# Brief
Set all the material down again unchanged, without the pictures.

# Raw data
-- begin --

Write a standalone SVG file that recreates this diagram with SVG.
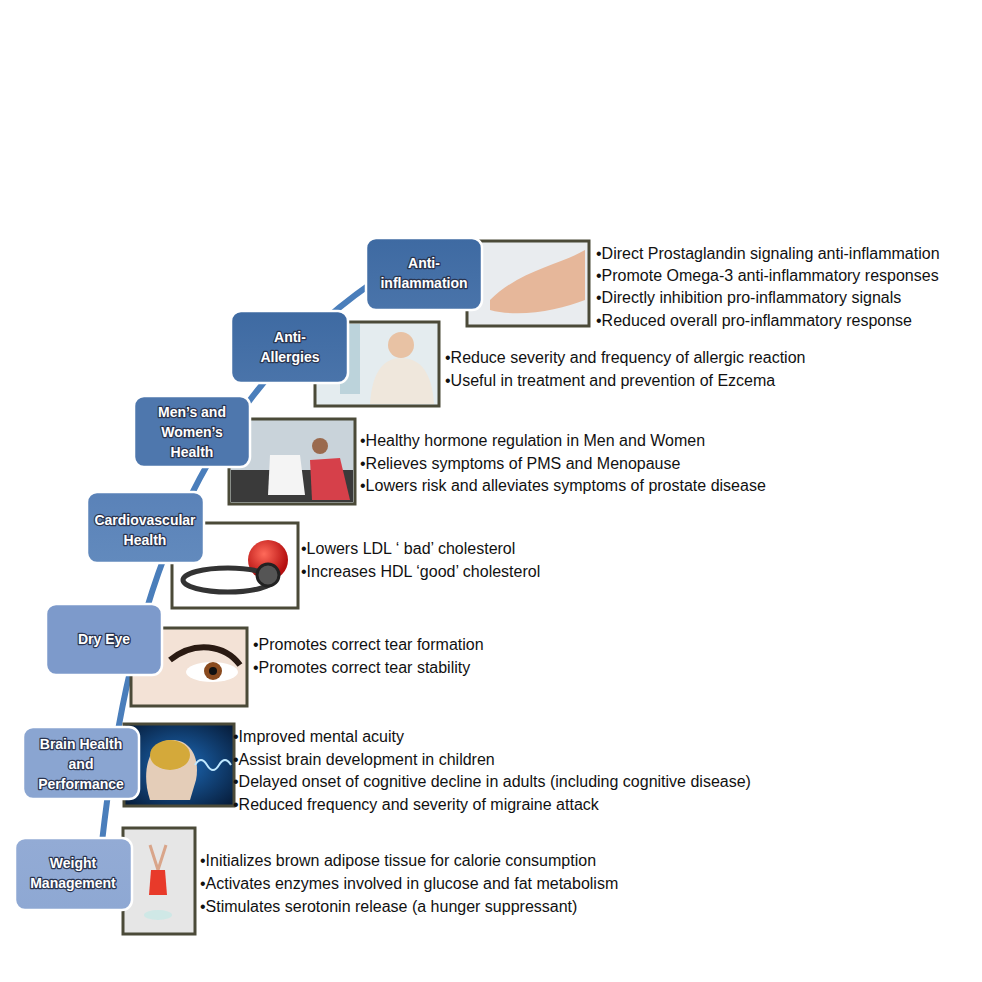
<svg xmlns="http://www.w3.org/2000/svg" width="982" height="982" viewBox="0 0 982 982">
<defs>
<linearGradient id="g1" x1="0" y1="0" x2="0" y2="1"><stop offset="0" stop-color="#3e6aa2"/><stop offset="1" stop-color="#4a74aa"/></linearGradient>
<linearGradient id="g4" x1="0" y1="0" x2="0" y2="1"><stop offset="0" stop-color="#5a82b8"/><stop offset="1" stop-color="#628abd"/></linearGradient>
<linearGradient id="g7" x1="0" y1="0" x2="0" y2="1"><stop offset="0" stop-color="#93abd5"/><stop offset="1" stop-color="#8ea8d3"/></linearGradient>
<radialGradient id="heart" cx="0.4" cy="0.35" r="0.6"><stop offset="0" stop-color="#ff6a5a"/><stop offset="1" stop-color="#b50f0f"/></radialGradient>
<radialGradient id="brainbg" cx="0.5" cy="0.5" r="0.7"><stop offset="0" stop-color="#1d6ab8"/><stop offset="1" stop-color="#061a36"/></radialGradient>
</defs>
<style>
.box{stroke:#fff;stroke-width:2.5}
.lbl{font-family:"Liberation Sans",Arial,sans-serif;font-weight:bold;font-size:14px;fill:#fff;stroke:#2a3550;stroke-width:2.5px;paint-order:stroke;stroke-linejoin:round;text-anchor:middle}
.pic{stroke:#4b4a38;stroke-width:3}
.t{font-family:"Liberation Sans",Arial,sans-serif;font-size:16px;fill:#111}
</style>
<rect width="982" height="982" fill="#fff"/>
<g id="connectors">
<path d="M102,842 C125,640 175,420 372,283" fill="none" stroke="#4a7ebb" stroke-width="6"/>
</g>
<g id="photos">
<g id="p1"><rect class="pic" x="467" y="241" width="122" height="85" fill="#e9ecef"/><path d="M490,300 C520,270 560,265 585,250 L585,300 C560,310 520,318 490,310Z" fill="#e6b79a"/></g>
<g id="p2"><rect class="pic" x="315" y="322" width="124" height="84" fill="#e4ecef"/><rect x="340" y="324" width="20" height="70" fill="#bcd3db"/><circle cx="401" cy="345" r="13" fill="#e8c2a4"/><path d="M370,404 C372,370 385,358 401,358 C420,358 432,372 434,404Z" fill="#efe7dc"/></g>
<g id="p3"><rect class="pic" x="229" y="419" width="126" height="85" fill="#c9d3da"/><rect x="231" y="470" width="122" height="32" fill="#3a3a3a"/><circle cx="320" cy="446" r="8" fill="#9a6a4e"/><path d="M310,460 L340,458 L350,500 L312,500Z" fill="#d6404a"/><path d="M270,455 L300,455 L305,495 L268,495Z" fill="#f4f4f4"/></g>
<g id="p4"><rect class="pic" x="172" y="523" width="126" height="85" fill="#fff"/><circle cx="268" cy="560" r="20" fill="url(#heart)"/><ellipse cx="228" cy="580" rx="45" ry="12" fill="none" stroke="#333" stroke-width="5"/><circle cx="268" cy="575" r="11" fill="#555" stroke="#222" stroke-width="3"/></g>
<g id="p5"><rect class="pic" x="131" y="628" width="116" height="78" fill="#f3e2d6"/><path d="M170,660 C195,640 225,645 240,665" fill="none" stroke="#2a1a12" stroke-width="6"/><ellipse cx="212" cy="672" rx="26" ry="10" fill="#fff"/><circle cx="213" cy="671" r="9" fill="#8a4b1f"/><circle cx="213" cy="671" r="4" fill="#111"/></g>
<g id="p6"><rect class="pic" x="124" y="724" width="110" height="82" fill="url(#brainbg)"/><path d="M150,800 C140,770 150,740 172,740 C192,740 200,760 196,780 L190,800Z" fill="#e4cdb8"/><ellipse cx="170" cy="755" rx="20" ry="15" fill="#d4a93a"/><path d="M195,765 q6,-10 12,0 t12,0 t12,0" fill="none" stroke="#bfe8ff" stroke-width="2"/></g>
<g id="p7"><rect class="pic" x="123" y="828" width="72" height="106" fill="#e6e6e6"/><path d="M150,845 L158,870 L166,845" fill="none" stroke="#d9a58a" stroke-width="3"/><path d="M151,870 L165,870 L167,895 L149,895Z" fill="#e83a2a"/><ellipse cx="158" cy="915" rx="14" ry="5" fill="#cfe8e6"/></g>
</g>
<g id="n1"><rect class="box" x="366" y="238" width="116" height="72" rx="10" fill="url(#g1)"/><text class="lbl" x="424" y="268">Anti-</text><text class="lbl" x="424" y="288">inflammation</text></g>
<g id="n2"><rect class="box" x="231" y="311" width="117" height="72" rx="10" fill="url(#g1)"/><text class="lbl" x="290" y="342">Anti-</text><text class="lbl" x="290" y="362">Allergies</text></g>
<g id="n3"><rect class="box" x="134" y="396" width="116" height="71" rx="10" fill="#4e77ad"/><text class="lbl" x="192" y="417">Men’s and</text><text class="lbl" x="192" y="437">Women’s</text><text class="lbl" x="192" y="457">Health</text></g>
<g id="n4"><rect class="box" x="87" y="492" width="117" height="71" rx="10" fill="url(#g4)"/><text class="lbl" x="145" y="525">Cardiovascular</text><text class="lbl" x="145" y="545">Health</text></g>
<g id="n5"><rect class="box" x="46" y="604" width="116" height="71" rx="10" fill="#7d9acb"/><text class="lbl" x="104" y="644">Dry Eye</text></g>
<g id="n6"><rect class="box" x="23" y="727" width="116" height="72" rx="10" fill="#8aa5d1"/><text class="lbl" x="81" y="749">Brain Health</text><text class="lbl" x="81" y="769">and</text><text class="lbl" x="81" y="789">Performance</text></g>
<g id="n7"><rect class="box" x="15" y="838" width="117" height="72" rx="10" fill="url(#g7)"/><text class="lbl" x="73" y="868">Weight</text><text class="lbl" x="73" y="888">Management</text></g>
<g id="texts">
<text class="t" x="596" y="259">•Direct Prostaglandin signaling anti-inflammation</text>
<text class="t" x="596" y="281">•Promote Omega-3 anti-inflammatory responses</text>
<text class="t" x="596" y="303">•Directly inhibition pro-inflammatory signals</text>
<text class="t" x="596" y="326">•Reduced overall pro-inflammatory response</text>
<text class="t" x="445" y="363">•Reduce severity and frequency of allergic reaction</text>
<text class="t" x="445" y="386">•Useful in treatment and prevention of Ezcema</text>
<text class="t" x="360" y="446">•Healthy hormone regulation in Men and Women</text>
<text class="t" x="360" y="469">•Relieves symptoms of PMS and Menopause</text>
<text class="t" x="360" y="491">•Lowers risk and alleviates  symptoms of prostate disease</text>
<text class="t" x="301" y="554">•Lowers LDL ‘ bad’ cholesterol</text>
<text class="t" x="301" y="577">•Increases HDL ‘good’ cholesterol</text>
<text class="t" x="253" y="650">•Promotes correct tear formation</text>
<text class="t" x="253" y="673">•Promotes correct tear stability</text>
<text class="t" x="233" y="742">•Improved mental acuity</text>
<text class="t" x="233" y="765">•Assist brain development in children</text>
<text class="t" x="233" y="787">•Delayed onset of cognitive decline in adults (including cognitive disease)</text>
<text class="t" x="233" y="810">•Reduced frequency and severity of migraine attack</text>
<text class="t" x="200" y="866">•Initializes brown adipose tissue for calorie consumption</text>
<text class="t" x="200" y="889">•Activates enzymes involved in glucose and fat metabolism</text>
<text class="t" x="200" y="912">•Stimulates serotonin release (a hunger suppressant)</text>
</g>
</svg>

-- end --

# Solution to the exercise
Write a standalone SVG file that recreates this diagram with SVG.
<svg xmlns="http://www.w3.org/2000/svg" width="982" height="982" viewBox="0 0 982 982">
<defs>
<linearGradient id="g1" x1="0" y1="0" x2="0" y2="1"><stop offset="0" stop-color="#3e6aa2"/><stop offset="1" stop-color="#4a74aa"/></linearGradient>
<linearGradient id="g4" x1="0" y1="0" x2="0" y2="1"><stop offset="0" stop-color="#5a82b8"/><stop offset="1" stop-color="#628abd"/></linearGradient>
<linearGradient id="g7" x1="0" y1="0" x2="0" y2="1"><stop offset="0" stop-color="#93abd5"/><stop offset="1" stop-color="#8ea8d3"/></linearGradient>
<radialGradient id="heart" cx="0.4" cy="0.35" r="0.6"><stop offset="0" stop-color="#ff6a5a"/><stop offset="1" stop-color="#b50f0f"/></radialGradient>
<radialGradient id="brainbg" cx="0.5" cy="0.5" r="0.7"><stop offset="0" stop-color="#1d6ab8"/><stop offset="1" stop-color="#061a36"/></radialGradient>
</defs>
<style>
.box{stroke:#fff;stroke-width:2.5}
.lbl{font-family:"Liberation Sans",Arial,sans-serif;font-weight:bold;font-size:14px;fill:#fff;stroke:#2a3550;stroke-width:2.5px;paint-order:stroke;stroke-linejoin:round;text-anchor:middle}
.pic{stroke:#4b4a38;stroke-width:3}
.t{font-family:"Liberation Sans",Arial,sans-serif;font-size:16px;fill:#111}
</style>
<rect width="982" height="982" fill="#fff"/>
<g id="connectors">
<path d="M102,842 C125,640 175,420 372,283" fill="none" stroke="#4a7ebb" stroke-width="6"/>
</g>
<g id="photos">
<g id="p1"><rect class="pic" x="467" y="241" width="122" height="85" fill="#e9ecef"/><path d="M490,300 C520,270 560,265 585,250 L585,300 C560,310 520,318 490,310Z" fill="#e6b79a"/></g>
<g id="p2"><rect class="pic" x="315" y="322" width="124" height="84" fill="#e4ecef"/><rect x="340" y="324" width="20" height="70" fill="#bcd3db"/><circle cx="401" cy="345" r="13" fill="#e8c2a4"/><path d="M370,404 C372,370 385,358 401,358 C420,358 432,372 434,404Z" fill="#efe7dc"/></g>
<g id="p3"><rect class="pic" x="229" y="419" width="126" height="85" fill="#c9d3da"/><rect x="231" y="470" width="122" height="32" fill="#3a3a3a"/><circle cx="320" cy="446" r="8" fill="#9a6a4e"/><path d="M310,460 L340,458 L350,500 L312,500Z" fill="#d6404a"/><path d="M270,455 L300,455 L305,495 L268,495Z" fill="#f4f4f4"/></g>
<g id="p4"><rect class="pic" x="172" y="523" width="126" height="85" fill="#fff"/><circle cx="268" cy="560" r="20" fill="url(#heart)"/><ellipse cx="228" cy="580" rx="45" ry="12" fill="none" stroke="#333" stroke-width="5"/><circle cx="268" cy="575" r="11" fill="#555" stroke="#222" stroke-width="3"/></g>
<g id="p5"><rect class="pic" x="131" y="628" width="116" height="78" fill="#f3e2d6"/><path d="M170,660 C195,640 225,645 240,665" fill="none" stroke="#2a1a12" stroke-width="6"/><ellipse cx="212" cy="672" rx="26" ry="10" fill="#fff"/><circle cx="213" cy="671" r="9" fill="#8a4b1f"/><circle cx="213" cy="671" r="4" fill="#111"/></g>
<g id="p6"><rect class="pic" x="124" y="724" width="110" height="82" fill="url(#brainbg)"/><path d="M150,800 C140,770 150,740 172,740 C192,740 200,760 196,780 L190,800Z" fill="#e4cdb8"/><ellipse cx="170" cy="755" rx="20" ry="15" fill="#d4a93a"/><path d="M195,765 q6,-10 12,0 t12,0 t12,0" fill="none" stroke="#bfe8ff" stroke-width="2"/></g>
<g id="p7"><rect class="pic" x="123" y="828" width="72" height="106" fill="#e6e6e6"/><path d="M150,845 L158,870 L166,845" fill="none" stroke="#d9a58a" stroke-width="3"/><path d="M151,870 L165,870 L167,895 L149,895Z" fill="#e83a2a"/><ellipse cx="158" cy="915" rx="14" ry="5" fill="#cfe8e6"/></g>
</g>
<g id="n1"><rect class="box" x="366" y="238" width="116" height="72" rx="10" fill="url(#g1)"/><text class="lbl" x="424" y="268">Anti-</text><text class="lbl" x="424" y="288">inflammation</text></g>
<g id="n2"><rect class="box" x="231" y="311" width="117" height="72" rx="10" fill="url(#g1)"/><text class="lbl" x="290" y="342">Anti-</text><text class="lbl" x="290" y="362">Allergies</text></g>
<g id="n3"><rect class="box" x="134" y="396" width="116" height="71" rx="10" fill="#4e77ad"/><text class="lbl" x="192" y="417">Men’s and</text><text class="lbl" x="192" y="437">Women’s</text><text class="lbl" x="192" y="457">Health</text></g>
<g id="n4"><rect class="box" x="87" y="492" width="117" height="71" rx="10" fill="url(#g4)"/><text class="lbl" x="145" y="525">Cardiovascular</text><text class="lbl" x="145" y="545">Health</text></g>
<g id="n5"><rect class="box" x="46" y="604" width="116" height="71" rx="10" fill="#7d9acb"/><text class="lbl" x="104" y="644">Dry Eye</text></g>
<g id="n6"><rect class="box" x="23" y="727" width="116" height="72" rx="10" fill="#8aa5d1"/><text class="lbl" x="81" y="749">Brain Health</text><text class="lbl" x="81" y="769">and</text><text class="lbl" x="81" y="789">Performance</text></g>
<g id="n7"><rect class="box" x="15" y="838" width="117" height="72" rx="10" fill="url(#g7)"/><text class="lbl" x="73" y="868">Weight</text><text class="lbl" x="73" y="888">Management</text></g>
<g id="texts">
<text class="t" x="596" y="259">•Direct Prostaglandin signaling anti-inflammation</text>
<text class="t" x="596" y="281">•Promote Omega-3 anti-inflammatory responses</text>
<text class="t" x="596" y="303">•Directly inhibition pro-inflammatory signals</text>
<text class="t" x="596" y="326">•Reduced overall pro-inflammatory response</text>
<text class="t" x="445" y="363">•Reduce severity and frequency of allergic reaction</text>
<text class="t" x="445" y="386">•Useful in treatment and prevention of Ezcema</text>
<text class="t" x="360" y="446">•Healthy hormone regulation in Men and Women</text>
<text class="t" x="360" y="469">•Relieves symptoms of PMS and Menopause</text>
<text class="t" x="360" y="491">•Lowers risk and alleviates  symptoms of prostate disease</text>
<text class="t" x="301" y="554">•Lowers LDL ‘ bad’ cholesterol</text>
<text class="t" x="301" y="577">•Increases HDL ‘good’ cholesterol</text>
<text class="t" x="253" y="650">•Promotes correct tear formation</text>
<text class="t" x="253" y="673">•Promotes correct tear stability</text>
<text class="t" x="233" y="742">•Improved mental acuity</text>
<text class="t" x="233" y="765">•Assist brain development in children</text>
<text class="t" x="233" y="787">•Delayed onset of cognitive decline in adults (including cognitive disease)</text>
<text class="t" x="233" y="810">•Reduced frequency and severity of migraine attack</text>
<text class="t" x="200" y="866">•Initializes brown adipose tissue for calorie consumption</text>
<text class="t" x="200" y="889">•Activates enzymes involved in glucose and fat metabolism</text>
<text class="t" x="200" y="912">•Stimulates serotonin release (a hunger suppressant)</text>
</g>
</svg>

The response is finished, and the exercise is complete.